NYC Medical Examiner Reveals Why She Delayed Ruling Jeffrey Epstein's 'Clear-Cut Hanging' A Suicide
By Favour Adegoke on March 9, 2026 at 10:30 PM EDT

A New York City medical examiner who oversaw the 2019 autopsy of disgraced financier Jeffrey Epstein has broken her silence on the reason she hesitated to declare his death a suicide.
Dr. Kristin Roman shared that she would rather be certain than fast, and asked to conduct further investigations into the circumstances surrounding his death, but was told off.
It comes as a new document showed that one of the guards who was securing Jeffrey Epstein's cell googled for the latest update on him some minutes before he was found dead in his cell.
Medical Examiner Reveals Reason She Delayed Declaring Jeffrey Epstein's Death A Suicide

It appears the stakes were too high for Dr.
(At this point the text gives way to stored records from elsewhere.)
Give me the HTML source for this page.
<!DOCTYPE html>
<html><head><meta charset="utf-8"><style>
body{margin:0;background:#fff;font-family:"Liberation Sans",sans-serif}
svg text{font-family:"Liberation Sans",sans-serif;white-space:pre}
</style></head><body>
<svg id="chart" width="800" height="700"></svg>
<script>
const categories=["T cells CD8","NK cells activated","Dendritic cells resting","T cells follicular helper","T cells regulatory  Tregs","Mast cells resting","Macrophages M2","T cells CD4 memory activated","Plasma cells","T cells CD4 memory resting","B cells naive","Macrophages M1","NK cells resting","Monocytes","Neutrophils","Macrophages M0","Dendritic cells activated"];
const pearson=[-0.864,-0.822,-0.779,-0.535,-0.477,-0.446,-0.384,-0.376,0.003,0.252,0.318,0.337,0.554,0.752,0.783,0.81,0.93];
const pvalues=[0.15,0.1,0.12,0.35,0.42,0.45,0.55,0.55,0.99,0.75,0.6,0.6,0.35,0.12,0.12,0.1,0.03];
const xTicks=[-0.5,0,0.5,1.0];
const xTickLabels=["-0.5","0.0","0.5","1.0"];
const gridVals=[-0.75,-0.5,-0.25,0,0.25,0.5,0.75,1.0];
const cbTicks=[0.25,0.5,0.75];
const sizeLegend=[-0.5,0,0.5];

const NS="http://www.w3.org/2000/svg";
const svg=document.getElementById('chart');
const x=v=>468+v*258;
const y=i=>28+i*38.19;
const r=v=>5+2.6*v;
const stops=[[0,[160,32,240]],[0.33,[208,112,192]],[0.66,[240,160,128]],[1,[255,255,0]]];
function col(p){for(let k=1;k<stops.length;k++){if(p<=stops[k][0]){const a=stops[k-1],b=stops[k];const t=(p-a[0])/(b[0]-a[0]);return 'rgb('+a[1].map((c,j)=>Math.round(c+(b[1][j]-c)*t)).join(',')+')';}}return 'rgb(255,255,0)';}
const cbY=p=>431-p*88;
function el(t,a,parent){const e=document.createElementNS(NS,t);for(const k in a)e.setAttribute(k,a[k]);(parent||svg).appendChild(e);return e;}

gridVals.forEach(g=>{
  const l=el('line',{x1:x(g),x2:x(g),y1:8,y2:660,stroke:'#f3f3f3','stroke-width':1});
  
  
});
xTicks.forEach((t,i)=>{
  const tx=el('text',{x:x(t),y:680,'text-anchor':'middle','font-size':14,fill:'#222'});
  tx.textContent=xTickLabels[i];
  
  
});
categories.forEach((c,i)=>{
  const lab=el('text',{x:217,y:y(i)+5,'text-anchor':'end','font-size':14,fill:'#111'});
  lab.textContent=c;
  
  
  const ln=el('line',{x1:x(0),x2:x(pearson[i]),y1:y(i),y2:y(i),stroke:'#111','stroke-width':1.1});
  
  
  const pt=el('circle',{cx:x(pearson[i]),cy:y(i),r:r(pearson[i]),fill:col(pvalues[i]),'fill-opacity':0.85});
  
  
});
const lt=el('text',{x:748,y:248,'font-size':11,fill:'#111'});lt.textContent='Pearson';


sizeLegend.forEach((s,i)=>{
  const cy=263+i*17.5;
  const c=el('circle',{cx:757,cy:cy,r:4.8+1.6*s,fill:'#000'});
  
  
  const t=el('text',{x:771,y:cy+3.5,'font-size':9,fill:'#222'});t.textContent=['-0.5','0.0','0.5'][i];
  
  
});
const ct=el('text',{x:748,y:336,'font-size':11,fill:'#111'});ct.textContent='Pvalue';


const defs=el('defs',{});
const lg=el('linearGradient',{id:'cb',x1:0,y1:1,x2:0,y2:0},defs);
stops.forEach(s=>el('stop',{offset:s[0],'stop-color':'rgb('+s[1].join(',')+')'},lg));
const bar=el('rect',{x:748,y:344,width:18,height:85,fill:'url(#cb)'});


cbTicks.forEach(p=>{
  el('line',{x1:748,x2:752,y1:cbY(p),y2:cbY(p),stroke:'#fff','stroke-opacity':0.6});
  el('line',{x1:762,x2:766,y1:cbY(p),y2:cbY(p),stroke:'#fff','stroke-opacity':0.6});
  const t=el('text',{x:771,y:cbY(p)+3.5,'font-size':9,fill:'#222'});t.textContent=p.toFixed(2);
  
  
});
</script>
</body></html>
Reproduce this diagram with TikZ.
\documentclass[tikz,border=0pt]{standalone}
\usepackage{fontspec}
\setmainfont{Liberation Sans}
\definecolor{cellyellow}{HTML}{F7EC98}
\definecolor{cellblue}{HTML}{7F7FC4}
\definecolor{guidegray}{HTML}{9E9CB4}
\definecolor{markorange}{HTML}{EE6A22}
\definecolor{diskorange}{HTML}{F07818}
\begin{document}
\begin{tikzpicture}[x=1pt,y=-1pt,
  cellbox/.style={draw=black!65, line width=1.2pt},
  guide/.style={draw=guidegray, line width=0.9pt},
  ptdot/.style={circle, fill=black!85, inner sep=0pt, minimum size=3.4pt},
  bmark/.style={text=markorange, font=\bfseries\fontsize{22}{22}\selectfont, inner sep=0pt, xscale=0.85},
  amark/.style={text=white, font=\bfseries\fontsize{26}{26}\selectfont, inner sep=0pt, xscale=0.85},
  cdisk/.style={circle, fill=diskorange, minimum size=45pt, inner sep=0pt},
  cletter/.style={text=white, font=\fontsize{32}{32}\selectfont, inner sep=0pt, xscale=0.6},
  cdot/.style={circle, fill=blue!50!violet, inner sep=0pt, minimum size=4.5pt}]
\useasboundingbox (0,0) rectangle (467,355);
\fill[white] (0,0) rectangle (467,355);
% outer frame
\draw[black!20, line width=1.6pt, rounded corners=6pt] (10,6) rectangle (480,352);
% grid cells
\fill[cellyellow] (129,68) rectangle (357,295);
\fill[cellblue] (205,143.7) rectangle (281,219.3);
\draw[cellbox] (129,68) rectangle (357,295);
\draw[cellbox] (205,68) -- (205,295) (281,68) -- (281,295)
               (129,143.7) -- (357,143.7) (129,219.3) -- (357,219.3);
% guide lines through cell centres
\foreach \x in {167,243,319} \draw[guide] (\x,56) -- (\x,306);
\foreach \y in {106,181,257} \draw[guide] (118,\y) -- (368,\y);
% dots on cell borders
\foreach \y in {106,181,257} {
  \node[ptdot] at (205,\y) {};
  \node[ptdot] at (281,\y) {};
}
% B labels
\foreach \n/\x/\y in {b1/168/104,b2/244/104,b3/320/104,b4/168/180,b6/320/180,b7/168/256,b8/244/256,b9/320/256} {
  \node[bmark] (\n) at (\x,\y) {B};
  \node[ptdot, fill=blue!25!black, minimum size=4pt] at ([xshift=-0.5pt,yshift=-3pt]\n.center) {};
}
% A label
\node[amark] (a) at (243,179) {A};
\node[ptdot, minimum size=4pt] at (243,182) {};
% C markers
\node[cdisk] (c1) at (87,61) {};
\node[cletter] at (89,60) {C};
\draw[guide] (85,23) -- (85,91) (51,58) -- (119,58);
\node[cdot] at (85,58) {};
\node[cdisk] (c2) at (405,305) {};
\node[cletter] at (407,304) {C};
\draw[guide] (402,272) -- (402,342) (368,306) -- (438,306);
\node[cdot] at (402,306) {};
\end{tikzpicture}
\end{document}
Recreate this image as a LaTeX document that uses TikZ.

Kristin Roman, the medical examiner who was in charge of Epstein's autopsy following his death by suicide in 2019.
According to a recently released federal document on the late sex offender, Dr. Roman said the reason she delayed declaring his death a suicide, even though it was pretty obvious to her, was because she wanted to be 100 percent certain he died by hanging in his cell due to the high-profile nature of the case.
In her explanation to federal investigators, she noted that it was "pretty clear cut" it was a suicide, but she just couldn't call it immediately, and rather chose to carry out other investigations just to ascertain.
"If he had been a less high-profile person who there weren't people wanting to kill, I would have probably called it a hanging on the day of autopsy. But this was thoroughness that made me look for these things before I called it a suicide," she said, per the New York Post.
The Medical Examiner Wanted To Question The Person Who Found Jeffrey Epstein's Body: 'Was He Fully Hanging?'

Epstein died on August 10, 2019, after he was found unresponsive in his cell at the Metropolitan Correctional Center in New York City, where he was awaiting trial on federal sex trafficking charges.
His official cause of death was ruled a suicide by hanging, but many speculated that foul play was at play here, which got more intense after his family's hired pathologist claimed that his autopsy indicated he could have been murdered.
It was because of this that Roman noted that she wanted to interview the person who found Epstein unresponsive before coming to a compelling conclusion.
"'Was he fully hanging? Where was he hanging?' That kind of stuff," Roman said of the questions she wanted to ask. "I would have been a little bit more circumspect if there had been another inmate in there with him who had made threats."
"But even knowing that … it would have been more for completeness rather than a big factor in making the determination," she added.
The Late Sex Offender's Death Was A 'Clear-Cut Hanging,' The Medical Examiner Said

Roman was not allowed to speak to any of the guards nor go check out Epstein's cell before her call.
However, according to the recently released documents, she was very confident about her earlier ruling on his death.
The medical examiner noted that while she wanted an investigation, she didn't need one to know that it was a death by hanging.
"Even without an investigation, and although I wanted one, just because of the nature of the case, even without an investigation, this case, autopsy-wise, looked like a very clear-cut hanging," she added.
Jeffrey Epstein's Prison Guard Searched Him Up Before His Death

Meanwhile, a federal document showed that one of the individuals guarding Epstein that night searched for the latest update on him about 40 minutes before he was found dead.
Tova Noel was accused of falsifying records to claim she made her cell rounds every 30 minutes and raised eyebrows as she made an unexplained bank deposit of $5,000 10 days prior.
According to the New York Post, Noel searched for furniture online and reportedly missed out on completing her routine checks on Epstein, while her other colleague checked for motorcycles.
The guard searched for "latest on Epstein in jail" at 5:42 a.m. and then again at 5:52 a.m., raising questions about whether she knew something was coming.
The Prison Guard Denied Having A Hand In The Sex Offender's Death

The Epstein guard reportedly claimed that most workers in the Manhattan jailhouse failed to do rounds and falsified records about it, insinuating it was quite a common practice.
"I've never worked in the Special Housing Unit and actually done rounds every 30 minutes," she told investigators.
Noel also stated that she never gave out an extra piece of clothing to Epstein and said "no" when she was asked if she had a hand in his death.
The guard and her colleague were ultimately fired; however, criminal charges against them were also dropped.